Bonus and Quantum Meruit Claims
In addressing the plaintiffs' claims for bonuses, the court noted that there was no clear agreement on the amount or conditions under which bonuses would be paid. The discussions about a bonus plan were too vague, as no fixed amount or specific criteria for payment were established between the parties. The court stated that for a bonus to be enforceable, the terms must be definite and not left to speculation. It also explored the quantum meruit theory, which allows recovery based on the reasonable value of services rendered when no express contract exists. However, the court found that there was insufficient evidence to establish a customary basis for the claimed bonuses. Without a clear standard or historical practice to compare against, the court determined that a jury would have been left to guess regarding the bonus amounts. As such, the court ruled that the claims for bonuses were too uncertain to be submitted to a jury, leading to the conclusion that the plaintiffs could not recover on this basis.
Extra Work Compensation
The court examined the claim for extra pay made by plaintiff Drake, who alleged he worked additional hours after the fire. However, the court noted that there was no express agreement to provide extra compensation for this work. The employer, Mr. Block, explicitly testified that he had not promised Drake any additional pay for the extra hours spent on reports. The court referenced the general rule that compensation for extra services typically requires an explicit promise to pay.
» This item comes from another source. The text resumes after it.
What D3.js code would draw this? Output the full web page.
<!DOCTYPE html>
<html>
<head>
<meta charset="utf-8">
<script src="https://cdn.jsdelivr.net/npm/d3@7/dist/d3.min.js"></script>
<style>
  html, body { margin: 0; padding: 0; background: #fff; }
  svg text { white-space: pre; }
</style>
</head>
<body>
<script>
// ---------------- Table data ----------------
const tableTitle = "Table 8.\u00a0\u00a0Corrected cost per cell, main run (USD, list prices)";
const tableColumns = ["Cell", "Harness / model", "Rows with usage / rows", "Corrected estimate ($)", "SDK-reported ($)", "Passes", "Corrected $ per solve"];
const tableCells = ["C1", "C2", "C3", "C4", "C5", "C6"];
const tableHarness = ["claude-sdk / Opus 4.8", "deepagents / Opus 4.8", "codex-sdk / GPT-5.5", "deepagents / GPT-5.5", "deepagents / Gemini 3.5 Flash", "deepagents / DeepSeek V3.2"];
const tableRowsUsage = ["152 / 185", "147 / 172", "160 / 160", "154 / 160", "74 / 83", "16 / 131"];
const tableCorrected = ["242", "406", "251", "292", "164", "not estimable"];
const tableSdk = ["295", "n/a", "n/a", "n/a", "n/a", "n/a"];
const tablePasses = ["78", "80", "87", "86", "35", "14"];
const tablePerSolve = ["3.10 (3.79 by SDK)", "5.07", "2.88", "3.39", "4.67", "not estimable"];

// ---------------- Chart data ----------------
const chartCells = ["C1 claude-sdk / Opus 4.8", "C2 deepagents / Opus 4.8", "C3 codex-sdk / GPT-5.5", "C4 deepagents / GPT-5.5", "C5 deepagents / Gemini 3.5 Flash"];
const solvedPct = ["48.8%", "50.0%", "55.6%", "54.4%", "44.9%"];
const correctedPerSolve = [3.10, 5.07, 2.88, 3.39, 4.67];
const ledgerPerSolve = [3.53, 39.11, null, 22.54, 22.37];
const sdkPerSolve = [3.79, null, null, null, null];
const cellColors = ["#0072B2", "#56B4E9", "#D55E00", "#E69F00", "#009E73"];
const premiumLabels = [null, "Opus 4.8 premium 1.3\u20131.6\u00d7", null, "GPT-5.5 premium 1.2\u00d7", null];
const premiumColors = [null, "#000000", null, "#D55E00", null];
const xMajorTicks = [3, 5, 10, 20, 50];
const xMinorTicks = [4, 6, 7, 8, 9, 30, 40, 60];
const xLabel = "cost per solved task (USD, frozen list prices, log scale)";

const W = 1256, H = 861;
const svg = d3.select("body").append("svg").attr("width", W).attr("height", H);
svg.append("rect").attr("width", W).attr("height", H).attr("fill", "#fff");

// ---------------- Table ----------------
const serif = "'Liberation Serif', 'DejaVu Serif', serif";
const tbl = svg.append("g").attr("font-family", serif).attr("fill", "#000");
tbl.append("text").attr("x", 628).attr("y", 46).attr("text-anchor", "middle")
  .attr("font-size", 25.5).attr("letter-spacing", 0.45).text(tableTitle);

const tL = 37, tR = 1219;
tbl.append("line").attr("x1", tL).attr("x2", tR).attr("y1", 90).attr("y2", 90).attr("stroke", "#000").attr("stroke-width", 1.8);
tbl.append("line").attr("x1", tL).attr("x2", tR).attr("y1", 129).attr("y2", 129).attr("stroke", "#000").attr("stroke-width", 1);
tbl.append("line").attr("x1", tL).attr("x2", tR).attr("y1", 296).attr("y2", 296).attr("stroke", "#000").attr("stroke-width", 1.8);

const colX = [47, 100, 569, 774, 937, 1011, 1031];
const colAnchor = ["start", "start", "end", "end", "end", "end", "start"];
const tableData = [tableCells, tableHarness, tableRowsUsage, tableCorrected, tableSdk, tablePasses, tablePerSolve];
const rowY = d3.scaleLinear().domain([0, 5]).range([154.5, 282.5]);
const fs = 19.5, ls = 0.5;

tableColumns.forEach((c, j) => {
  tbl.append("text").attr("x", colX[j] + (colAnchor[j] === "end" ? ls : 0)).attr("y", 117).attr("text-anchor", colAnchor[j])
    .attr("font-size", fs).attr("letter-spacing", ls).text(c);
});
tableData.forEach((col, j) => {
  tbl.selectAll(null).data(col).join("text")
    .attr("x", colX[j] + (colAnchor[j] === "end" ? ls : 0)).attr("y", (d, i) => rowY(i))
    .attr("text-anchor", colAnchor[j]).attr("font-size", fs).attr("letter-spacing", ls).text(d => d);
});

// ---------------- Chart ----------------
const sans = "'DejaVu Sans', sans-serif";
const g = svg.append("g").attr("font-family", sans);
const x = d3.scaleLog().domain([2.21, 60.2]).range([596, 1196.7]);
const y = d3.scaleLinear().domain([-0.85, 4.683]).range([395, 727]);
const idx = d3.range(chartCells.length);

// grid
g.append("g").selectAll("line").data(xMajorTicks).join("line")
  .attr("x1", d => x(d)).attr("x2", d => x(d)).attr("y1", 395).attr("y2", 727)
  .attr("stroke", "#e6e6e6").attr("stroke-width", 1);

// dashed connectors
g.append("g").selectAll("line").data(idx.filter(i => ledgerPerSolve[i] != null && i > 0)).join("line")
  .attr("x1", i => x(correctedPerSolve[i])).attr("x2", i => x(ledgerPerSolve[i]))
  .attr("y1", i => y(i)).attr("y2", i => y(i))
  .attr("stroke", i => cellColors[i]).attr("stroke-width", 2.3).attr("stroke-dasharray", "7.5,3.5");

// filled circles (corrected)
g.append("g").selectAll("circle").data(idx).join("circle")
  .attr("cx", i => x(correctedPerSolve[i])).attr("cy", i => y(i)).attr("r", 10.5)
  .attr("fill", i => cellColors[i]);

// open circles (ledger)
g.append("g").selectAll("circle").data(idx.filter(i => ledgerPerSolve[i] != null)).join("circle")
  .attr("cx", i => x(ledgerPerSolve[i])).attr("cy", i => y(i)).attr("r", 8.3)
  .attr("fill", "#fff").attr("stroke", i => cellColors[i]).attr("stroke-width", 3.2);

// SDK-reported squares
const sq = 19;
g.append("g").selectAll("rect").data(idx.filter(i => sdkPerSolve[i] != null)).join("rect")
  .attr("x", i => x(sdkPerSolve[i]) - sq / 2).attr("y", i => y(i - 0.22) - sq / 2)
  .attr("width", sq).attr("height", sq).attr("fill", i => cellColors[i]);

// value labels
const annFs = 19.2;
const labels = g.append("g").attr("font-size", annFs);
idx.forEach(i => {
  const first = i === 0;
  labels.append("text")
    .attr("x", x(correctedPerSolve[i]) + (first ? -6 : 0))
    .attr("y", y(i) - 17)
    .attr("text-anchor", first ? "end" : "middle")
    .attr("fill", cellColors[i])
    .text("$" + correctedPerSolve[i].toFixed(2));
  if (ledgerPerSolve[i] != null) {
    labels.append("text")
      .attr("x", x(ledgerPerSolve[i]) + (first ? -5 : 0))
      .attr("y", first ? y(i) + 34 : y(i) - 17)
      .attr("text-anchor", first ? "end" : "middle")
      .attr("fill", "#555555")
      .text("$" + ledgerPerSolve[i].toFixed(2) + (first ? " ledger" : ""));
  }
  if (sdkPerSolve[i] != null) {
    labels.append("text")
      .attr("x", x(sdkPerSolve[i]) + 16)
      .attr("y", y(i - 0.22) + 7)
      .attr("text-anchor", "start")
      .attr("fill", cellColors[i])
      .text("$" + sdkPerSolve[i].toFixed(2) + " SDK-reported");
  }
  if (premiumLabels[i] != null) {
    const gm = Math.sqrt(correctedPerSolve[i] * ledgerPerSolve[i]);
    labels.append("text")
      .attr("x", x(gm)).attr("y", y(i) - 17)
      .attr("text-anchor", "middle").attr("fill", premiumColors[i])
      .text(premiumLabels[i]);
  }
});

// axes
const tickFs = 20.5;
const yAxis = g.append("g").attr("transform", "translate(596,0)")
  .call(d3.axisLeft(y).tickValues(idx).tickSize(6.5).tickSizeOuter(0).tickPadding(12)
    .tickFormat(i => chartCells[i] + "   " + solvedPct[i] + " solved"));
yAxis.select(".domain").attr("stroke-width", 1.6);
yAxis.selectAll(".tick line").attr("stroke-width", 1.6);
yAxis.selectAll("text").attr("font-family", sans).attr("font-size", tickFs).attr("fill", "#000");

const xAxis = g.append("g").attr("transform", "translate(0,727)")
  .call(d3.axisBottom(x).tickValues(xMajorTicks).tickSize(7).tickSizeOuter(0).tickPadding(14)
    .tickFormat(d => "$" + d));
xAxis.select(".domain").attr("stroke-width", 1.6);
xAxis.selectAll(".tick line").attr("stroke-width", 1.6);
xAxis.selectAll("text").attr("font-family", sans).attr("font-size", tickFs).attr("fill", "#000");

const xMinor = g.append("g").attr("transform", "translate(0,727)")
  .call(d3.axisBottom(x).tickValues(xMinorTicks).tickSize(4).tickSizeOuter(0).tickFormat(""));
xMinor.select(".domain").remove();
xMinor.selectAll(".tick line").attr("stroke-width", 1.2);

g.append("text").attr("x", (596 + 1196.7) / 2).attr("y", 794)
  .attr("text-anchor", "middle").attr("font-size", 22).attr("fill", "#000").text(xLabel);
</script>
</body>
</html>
Even though some jurisdictions allow recovery for extra services under certain conditions, the court found no evidence of a mutual understanding that extra pay would be offered for Drake’s additional work. The absence of any established custom or understanding regarding such compensation further weakened the claim. Thus, the court concluded that there was no basis to award Drake additional pay for the work he performed, as it lacked the necessary contractual foundation.
Vacation Pay Claims
Regarding the claim for vacation pay, the court determined that such claims could only be enforced if an express promise from the employer was demonstrated. The plaintiff Storks contended that vacation pay was part of the employment terms; however, the court asserted that without a definite time frame for employment, the claim for vacation pay was meaningless. The court emphasized that if the employment could be terminated at will, it was unclear under what conditions vacation pay would accrue. It noted that the ambiguity surrounding the duration of employment made it impossible to ascertain whether Storks had a right to vacation pay. The court referenced previous cases to illustrate that claims for vacation pay must be based on explicit agreements with clear terms. Since no express promise or understanding regarding vacation pay was established, the court ruled that Storks could not recover this amount, further supporting its decision to reverse the lower court’s judgment.